Narcotrafic, terrorisme, une double menace majeure pour la région
Les exercices menés par les éléments de l’Anp s’inscrivent dans cette optique. L’Algérie veut mettre tout en œuvre pour éviter un «Tiguentourine bis». Un exercice démonstratif avec munitions réelles, «Borkane 2020» a été exécuté par les unités organiques de la 41e Brigade blindée, appuyées par des unités aériennes et des drones, a été effectué aux frontières sud-est à In Amenas. «Borkane 2020» a, également, vu la participation de drones «qui ont découvert, lors d'une opération de reconnaissance, un groupe ennemi qui tentait de s'infiltrer dans une infrastructure énergétique», selon le MDN.
En outre, le narcotrafic est aussi l’une des menaces majeures pour la région du Sahel et particulièrement l’Algérie. L’ANP a saisi, ces derniers mois des quantités record de drogue en provenance du Maroc et de nombreux narcotrafiquants ont été arrêtés. Il ne se passe pas un jour sans qu’une saisie de kif traité ne soit opérée au niveau des frontières, sud-ouest notamment.
Dans une allocution d'orientation prononcée devant les cadres lors d’une visite d’inspection à Béchar, le chef d’état-major de l’ANP «a mis l'accent sur l'importance vitale que revêt cette région militaire». Les investigations ont démontré des connexions entre groupes terroristes et réseaux de contrebande et de trafics illicites au Sahel. Selon une étude analytique «les groupes terroristes d’AQMI, par exemple, ne procèdent pas directement aux achats d’armes, de munitions et d’autres matériels connexes tels que les véhicules 4x4, les appareils de communication (téléphones satellitaires, GPS...) qu’ils utilisent pour leur combat. Les terroristes en effet se les procurent par l’entremise des trafiquants de drogue. Des relations clients-fournisseurs s’établissent entre les terroristes et les trafiquants de drogue». Il est à signaler que des narcotrafiquants algériens ont été libérés au Mali en échange de quatre otages et d’une rançon, d’où l’importance de leur rôle dans la tentative de restructuration du groupe terroriste.

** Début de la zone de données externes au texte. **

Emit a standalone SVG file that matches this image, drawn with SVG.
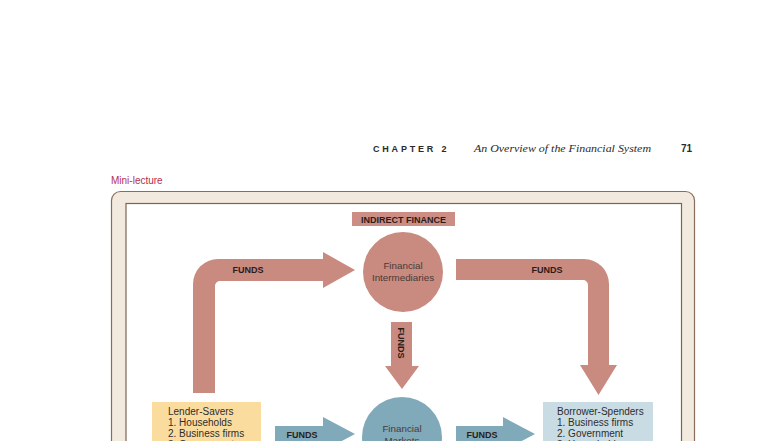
<svg xmlns="http://www.w3.org/2000/svg" width="784" height="441" viewBox="0 0 784 441">
<style>
.arrow{fill:#c98a80}
.blue{fill:#80a9b9}
.lbl{font-family:"Liberation Sans",Arial,sans-serif;font-weight:bold;font-size:9px;fill:#2b1c1a}
.node{font-family:"Liberation Sans",Arial,sans-serif;font-size:9.8px;fill:#4a3a36}
.box{font-family:"Liberation Sans",Arial,sans-serif;font-size:10px;fill:#2e2e2e}
</style>
<rect width="784" height="441" fill="#ffffff"/>
<g id="header">
<text x="373" y="152" font-family="Liberation Sans,Arial,sans-serif" font-weight="bold" font-size="9" fill="#2a2a2a" letter-spacing="2.8">CHAPTER 2</text>
<text x="474" y="152" font-family="Liberation Serif,Times New Roman,serif" font-style="italic" font-size="11" fill="#2a2a2a" textLength="177" lengthAdjust="spacingAndGlyphs">An Overview of the Financial System</text>
<text x="681" y="152" font-family="Liberation Sans,Arial,sans-serif" font-weight="bold" font-size="10" fill="#2a2a2a">71</text>
<text x="111" y="184" font-family="Liberation Sans,Arial,sans-serif" font-size="10" fill="#b4304c">Mini-lecture</text>
</g>
<g id="frame">
<rect x="111.5" y="191.5" width="583" height="290" rx="9" fill="#f2eade" stroke="#8c6c5c" stroke-width="1.2"/>
<rect x="126" y="203.5" width="555.5" height="270" fill="#ffffff" stroke="#7d6354" stroke-width="1.2"/>
</g>
<g id="connectors">
<path class="arrow" d="M193 393 L193 284 A25 25 0 0 1 218 259 L323 259 L323 252 L355 270 L323 288 L323 281 L220 281 A5 5 0 0 0 215 286 L215 393 Z"/>
<text class="lbl" x="248" y="273" text-anchor="middle">FUNDS</text>
<path class="arrow" d="M456 259 L584 259 A25 25 0 0 1 609 284 L609 365 L617 365 L598.5 395 L580 365 L588 365 L588 285 A5 5 0 0 0 583 280 L456 280 Z"/>
<text class="lbl" x="547" y="273" text-anchor="middle">FUNDS</text>
<path class="arrow" d="M391 322 L412 322 L412 366 L419 366 L402 389 L385 366 L391 366 Z"/>
<text class="lbl" transform="translate(401.5 343) rotate(90)" text-anchor="middle" dy="3.2">FUNDS</text>
<path class="blue" d="M275 426 L323 426 L323 417 L355 434 L323 451 L323 442 L275 442 Z"/>
<text class="lbl" x="302" y="438" text-anchor="middle">FUNDS</text>
<path class="blue" d="M456 426 L503 426 L503 417 L535 434 L503 451 L503 442 L456 442 Z"/>
<text class="lbl" x="482" y="438" text-anchor="middle">FUNDS</text>
</g>
<g id="indirect-finance">
<rect x="352" y="212" width="103" height="14" fill="#cb8d84"/>
<text class="lbl" x="403.5" y="222.5" text-anchor="middle">INDIRECT FINANCE</text>
</g>
<g id="financial-intermediaries">
<circle cx="403" cy="272" r="40" fill="#c98a80"/>
<text class="node" x="403" y="269" text-anchor="middle">Financial</text>
<text class="node" x="403" y="281" text-anchor="middle">Intermediaries</text>
</g>
<g id="financial-markets">
<circle cx="402" cy="437" r="40" fill="#80a9b9"/>
<text class="node" x="402" y="432" text-anchor="middle">Financial</text>
<text class="node" x="402" y="444" text-anchor="middle">Markets</text>
</g>
<g id="lender-savers">
<rect x="152" y="402" width="109" height="60" fill="#fbdc9f"/>
<text class="box" x="168" y="415">Lender-Savers</text>
<text class="box" x="168" y="426">1. Households</text>
<text class="box" x="168" y="437">2. Business firms</text>
<text class="box" x="168" y="448">3. Government</text>
</g>
<g id="borrower-spenders">
<rect x="543" y="402" width="110" height="60" fill="#c9dbe3"/>
<text class="box" x="557" y="415">Borrower-Spenders</text>
<text class="box" x="557" y="426">1. Business firms</text>
<text class="box" x="557" y="437">2. Government</text>
<text class="box" x="557" y="448">3. Households</text>
</g>
</svg>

8 ans après l’attaque de Tiguentourine, l’ANP est, donc, plus forte encore et déterminée à faire face à toute menace. Les multiples opérations qui ont donné des résultats qualitatifs «reflètent le haut professionnalisme, la vigilance et la disponibilité permanentes de nos Forces armées à travers tout le territoire national», assure le MDN.
Il est utile de rappeler qu’en février 2020, la vigilance d’un soldat de l’ANP a mis en échec une tentative d’attentat à la voiture piégée, conduite par un kamikaze, dans la zone frontalière de Timiaouine, à Bordj Badji Mokhtar au niveau des frontières avec le Mali. C’était là la première tentative d’attentat dans le sud de l’Algérie depuis 2013. Plusieurs plans terroristes ont été mis en échec.
Des caches d'armes de guerre ont été découvertes notamment aux frontières avec la Libye, le Niger et le Mali. Le Président de la République, Abdelmadjid Tebboune, a insisté lors de la réunion du Haut conseil sécuritaire sur «le maintien de la vigilance à tous les niveaux afin de permettre à l'Algérie d'enclencher les étapes importantes à venir en adéquation avec les défis de l'année 2021, à la lumière des développements inédits survenus récemment dans la région, et particulièrement dans l'espace régional voisin».
Un message en adéquation avec la grande mobilisation et la vigilance de l’ANP.